Each PySoy-based game should also include, through the game's splash, title, or menu, a clear statement that it is based on PySoy and licensed under the AGPLv3. PySoy includes the splash functions for doing this. Requirements for this are detailed in section 5d:
d) If the work has interactive user interfaces, each must display
Appropriate Legal Notices; however, if the Program has interactive
interfaces that do not display Appropriate Legal Notices, your
work need not make them do so.
How can I make money?
We all know the proprietary software model; produce software then charge money for others to use it. Some people buy it, others receive illegal copies from those who purchased it, and the producer hopes there is enough of the prior to make it worth his time. A good deal of "anti-piracy" measures involve adding value to purchased copies; attractive packaging, added support, priority access to updates, etc.
This can work for copyleft software as well, except we don't call it piracy since copying is legally permitted. The same value-added tricks to encourage purchase applies.
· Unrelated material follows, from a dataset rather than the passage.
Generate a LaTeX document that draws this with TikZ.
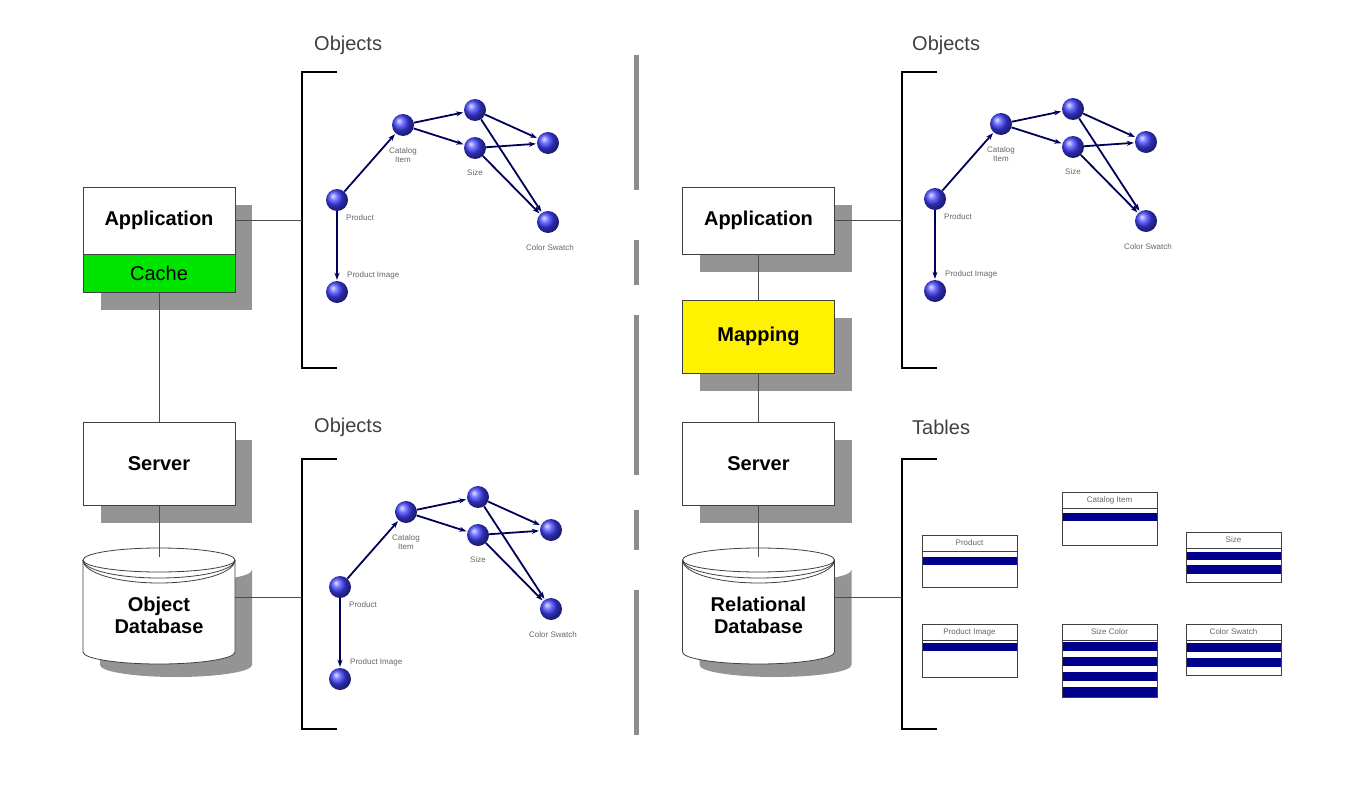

However, the concept of games as a "product", something static that you buy, consume, then discard, is disfavorable to us. We can do much better with "gaming as a service".
This model is: build the basic framework, then players pay for the service of custom, interactive playing experiences. An RTS game may include "research" for tech thought up by the player, which is then unique to them. Teams of players may find themselves facing unique challenges, the game's story may weave dozens of players together, players may even have the ability to "sketch" new clothing or ships to be designed. There may be a subscription for this or the service to create such custom items may be paid for ala-carte.
Remember: software freedom is the best "selling point" you could ever have. The proprietary game market is flooded, copyleft game are low supply and in an ever-growing demand, it doesn't take a business guru to see where the money's to be made.